▶ **Work instructions**
Collect all lines containing the word "that" from the data.

-- Start of Available data --

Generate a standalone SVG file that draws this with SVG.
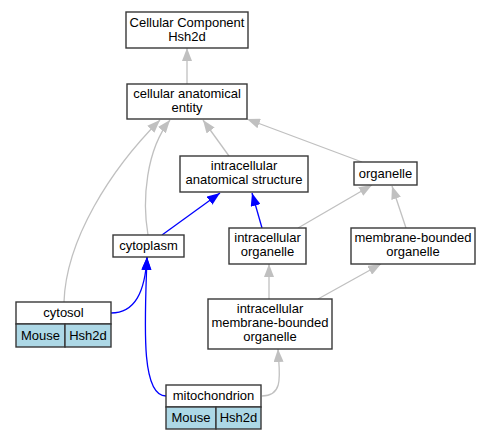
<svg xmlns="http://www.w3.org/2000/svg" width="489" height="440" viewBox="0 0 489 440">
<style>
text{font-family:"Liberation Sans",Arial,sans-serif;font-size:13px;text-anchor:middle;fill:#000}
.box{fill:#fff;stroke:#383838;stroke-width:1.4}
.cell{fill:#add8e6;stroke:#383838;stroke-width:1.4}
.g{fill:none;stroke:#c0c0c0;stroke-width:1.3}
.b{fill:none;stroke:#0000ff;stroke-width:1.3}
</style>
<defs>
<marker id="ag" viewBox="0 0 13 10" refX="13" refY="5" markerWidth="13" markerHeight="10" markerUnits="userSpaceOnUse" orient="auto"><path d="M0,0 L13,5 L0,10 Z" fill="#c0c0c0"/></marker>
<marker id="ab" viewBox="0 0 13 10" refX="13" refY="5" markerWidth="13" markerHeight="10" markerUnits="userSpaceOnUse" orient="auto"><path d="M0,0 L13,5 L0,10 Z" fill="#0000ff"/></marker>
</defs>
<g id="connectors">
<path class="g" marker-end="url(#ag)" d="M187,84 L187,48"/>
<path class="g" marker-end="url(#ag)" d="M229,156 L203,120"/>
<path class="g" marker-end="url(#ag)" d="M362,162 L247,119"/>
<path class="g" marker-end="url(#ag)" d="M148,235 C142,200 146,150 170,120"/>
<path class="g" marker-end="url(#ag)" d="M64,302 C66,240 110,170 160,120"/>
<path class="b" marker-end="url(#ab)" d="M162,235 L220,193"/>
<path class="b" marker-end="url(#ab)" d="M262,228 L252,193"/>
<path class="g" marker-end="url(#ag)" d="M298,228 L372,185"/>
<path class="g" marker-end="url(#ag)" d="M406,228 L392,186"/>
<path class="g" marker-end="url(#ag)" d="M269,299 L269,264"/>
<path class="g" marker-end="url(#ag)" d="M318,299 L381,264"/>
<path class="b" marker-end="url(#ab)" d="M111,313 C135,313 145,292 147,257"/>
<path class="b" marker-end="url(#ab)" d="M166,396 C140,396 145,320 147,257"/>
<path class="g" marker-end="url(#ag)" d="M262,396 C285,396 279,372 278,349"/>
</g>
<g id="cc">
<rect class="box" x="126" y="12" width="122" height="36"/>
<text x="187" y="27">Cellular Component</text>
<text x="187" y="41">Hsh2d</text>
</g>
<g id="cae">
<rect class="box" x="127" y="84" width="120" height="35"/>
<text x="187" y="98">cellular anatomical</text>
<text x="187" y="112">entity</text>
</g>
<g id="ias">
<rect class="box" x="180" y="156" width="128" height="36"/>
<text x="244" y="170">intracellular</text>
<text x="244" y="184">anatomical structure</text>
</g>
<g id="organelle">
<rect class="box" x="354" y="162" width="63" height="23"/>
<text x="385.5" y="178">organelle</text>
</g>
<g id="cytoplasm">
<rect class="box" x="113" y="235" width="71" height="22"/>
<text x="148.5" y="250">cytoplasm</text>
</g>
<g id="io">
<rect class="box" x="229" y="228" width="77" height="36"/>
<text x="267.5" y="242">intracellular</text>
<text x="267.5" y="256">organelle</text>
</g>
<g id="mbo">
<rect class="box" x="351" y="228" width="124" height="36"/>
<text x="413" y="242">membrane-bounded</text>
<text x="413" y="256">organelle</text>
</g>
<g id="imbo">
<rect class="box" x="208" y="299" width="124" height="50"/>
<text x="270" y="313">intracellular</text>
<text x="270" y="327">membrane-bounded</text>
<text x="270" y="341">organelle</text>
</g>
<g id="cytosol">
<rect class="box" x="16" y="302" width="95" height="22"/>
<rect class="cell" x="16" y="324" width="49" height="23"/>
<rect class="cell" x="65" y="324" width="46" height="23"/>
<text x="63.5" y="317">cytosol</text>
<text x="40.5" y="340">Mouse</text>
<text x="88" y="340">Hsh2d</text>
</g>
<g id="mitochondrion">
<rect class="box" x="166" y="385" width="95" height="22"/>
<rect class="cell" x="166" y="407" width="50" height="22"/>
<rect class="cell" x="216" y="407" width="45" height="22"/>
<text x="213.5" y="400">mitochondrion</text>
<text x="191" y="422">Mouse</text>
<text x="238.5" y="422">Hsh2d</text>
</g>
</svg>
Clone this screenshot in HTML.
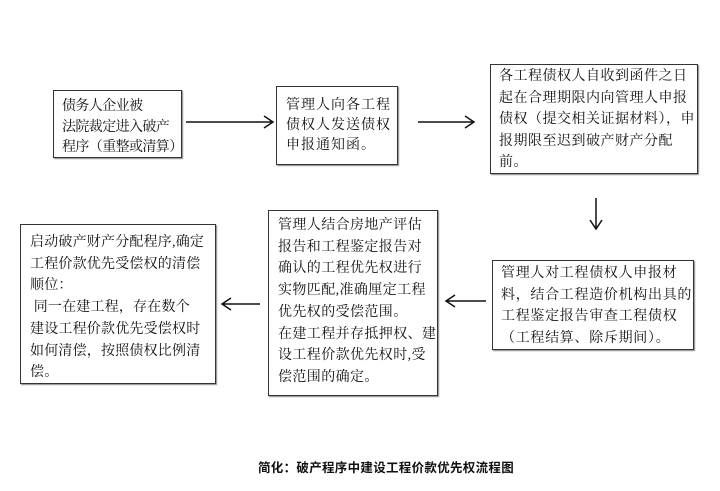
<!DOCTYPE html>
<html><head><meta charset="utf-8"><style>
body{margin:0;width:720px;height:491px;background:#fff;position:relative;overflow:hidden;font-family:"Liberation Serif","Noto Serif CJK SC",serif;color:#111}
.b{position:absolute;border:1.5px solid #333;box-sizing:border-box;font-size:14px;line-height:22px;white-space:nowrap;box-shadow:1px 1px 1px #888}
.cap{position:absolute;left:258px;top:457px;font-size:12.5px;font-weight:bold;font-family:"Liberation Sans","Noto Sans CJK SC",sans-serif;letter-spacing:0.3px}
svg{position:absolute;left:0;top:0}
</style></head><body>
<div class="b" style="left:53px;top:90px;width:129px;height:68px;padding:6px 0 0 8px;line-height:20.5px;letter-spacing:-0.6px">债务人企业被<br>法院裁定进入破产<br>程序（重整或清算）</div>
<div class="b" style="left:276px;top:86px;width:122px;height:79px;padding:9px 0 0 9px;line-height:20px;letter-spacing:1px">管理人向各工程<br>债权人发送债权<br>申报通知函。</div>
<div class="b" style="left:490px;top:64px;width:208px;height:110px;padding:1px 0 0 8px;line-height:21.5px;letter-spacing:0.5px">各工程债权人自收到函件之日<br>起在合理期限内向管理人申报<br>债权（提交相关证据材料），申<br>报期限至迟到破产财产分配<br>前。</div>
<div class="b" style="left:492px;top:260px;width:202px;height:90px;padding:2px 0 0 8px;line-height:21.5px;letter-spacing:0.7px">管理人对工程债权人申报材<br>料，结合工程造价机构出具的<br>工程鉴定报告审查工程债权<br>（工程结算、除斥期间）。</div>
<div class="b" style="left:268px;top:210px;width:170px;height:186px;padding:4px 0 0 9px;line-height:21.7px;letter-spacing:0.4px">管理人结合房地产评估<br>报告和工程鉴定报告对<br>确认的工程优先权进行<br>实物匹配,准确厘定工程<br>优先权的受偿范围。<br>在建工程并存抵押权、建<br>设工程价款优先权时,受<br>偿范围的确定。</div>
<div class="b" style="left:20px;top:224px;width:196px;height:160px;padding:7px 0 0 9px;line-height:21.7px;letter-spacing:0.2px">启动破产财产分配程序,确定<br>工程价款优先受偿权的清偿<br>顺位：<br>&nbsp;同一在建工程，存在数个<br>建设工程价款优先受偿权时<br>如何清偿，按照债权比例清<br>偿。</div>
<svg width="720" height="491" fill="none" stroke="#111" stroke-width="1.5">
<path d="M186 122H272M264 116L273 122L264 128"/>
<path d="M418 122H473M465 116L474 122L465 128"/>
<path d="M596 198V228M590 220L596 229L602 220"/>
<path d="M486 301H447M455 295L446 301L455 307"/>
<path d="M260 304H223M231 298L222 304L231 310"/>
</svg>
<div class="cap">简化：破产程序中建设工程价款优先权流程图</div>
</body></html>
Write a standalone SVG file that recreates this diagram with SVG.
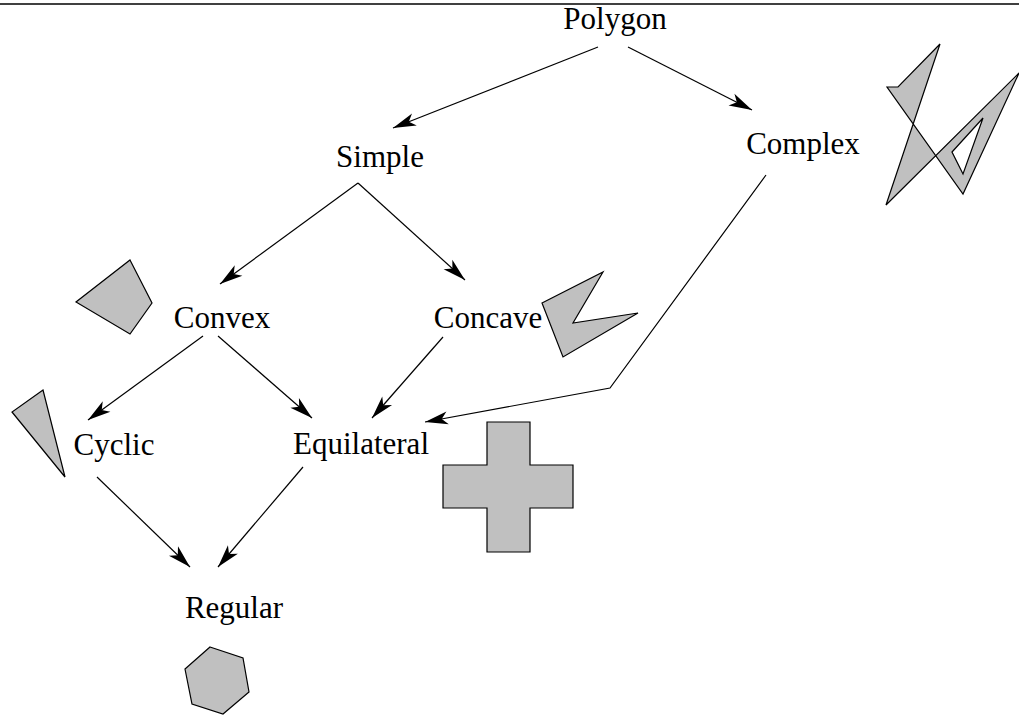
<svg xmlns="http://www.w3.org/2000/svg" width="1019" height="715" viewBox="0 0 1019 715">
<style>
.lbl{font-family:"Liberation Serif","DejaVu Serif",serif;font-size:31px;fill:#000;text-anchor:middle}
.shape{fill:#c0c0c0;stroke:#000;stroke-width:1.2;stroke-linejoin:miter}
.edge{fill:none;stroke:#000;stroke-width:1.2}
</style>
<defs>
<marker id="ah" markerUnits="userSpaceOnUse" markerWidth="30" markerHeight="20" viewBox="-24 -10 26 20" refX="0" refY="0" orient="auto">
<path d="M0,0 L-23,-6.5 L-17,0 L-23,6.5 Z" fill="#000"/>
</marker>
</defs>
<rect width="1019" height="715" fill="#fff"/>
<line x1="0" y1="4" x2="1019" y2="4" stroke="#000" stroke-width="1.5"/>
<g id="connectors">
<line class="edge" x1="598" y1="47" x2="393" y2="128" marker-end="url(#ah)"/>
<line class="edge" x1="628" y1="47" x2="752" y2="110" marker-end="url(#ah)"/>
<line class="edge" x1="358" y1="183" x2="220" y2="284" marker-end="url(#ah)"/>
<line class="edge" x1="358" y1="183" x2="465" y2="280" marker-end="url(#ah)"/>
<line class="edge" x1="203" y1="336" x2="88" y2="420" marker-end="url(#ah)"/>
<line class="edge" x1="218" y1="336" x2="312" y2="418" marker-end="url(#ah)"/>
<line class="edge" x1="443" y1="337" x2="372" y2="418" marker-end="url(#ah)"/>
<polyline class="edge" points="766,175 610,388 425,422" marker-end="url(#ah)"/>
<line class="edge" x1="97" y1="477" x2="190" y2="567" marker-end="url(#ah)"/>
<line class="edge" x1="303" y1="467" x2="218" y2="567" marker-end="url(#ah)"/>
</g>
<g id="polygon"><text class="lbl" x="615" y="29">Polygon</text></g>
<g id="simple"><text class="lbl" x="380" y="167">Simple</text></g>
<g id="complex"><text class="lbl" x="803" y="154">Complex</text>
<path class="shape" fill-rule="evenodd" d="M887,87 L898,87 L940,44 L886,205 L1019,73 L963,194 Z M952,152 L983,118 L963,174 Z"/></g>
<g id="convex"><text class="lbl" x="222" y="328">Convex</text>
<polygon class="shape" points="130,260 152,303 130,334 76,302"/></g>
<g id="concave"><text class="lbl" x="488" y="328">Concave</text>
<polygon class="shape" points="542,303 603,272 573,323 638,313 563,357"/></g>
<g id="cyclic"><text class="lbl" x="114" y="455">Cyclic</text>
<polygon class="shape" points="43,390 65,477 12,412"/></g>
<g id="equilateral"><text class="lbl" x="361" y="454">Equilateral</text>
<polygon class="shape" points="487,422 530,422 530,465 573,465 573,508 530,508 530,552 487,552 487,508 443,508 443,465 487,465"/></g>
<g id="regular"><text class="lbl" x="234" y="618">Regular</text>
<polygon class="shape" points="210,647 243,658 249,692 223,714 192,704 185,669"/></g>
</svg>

-- End of Available data --

▶ **Reply to the exercise**
Generate a standalone SVG file that draws this with SVG.
Write a standalone SVG file that recreates this diagram with SVG.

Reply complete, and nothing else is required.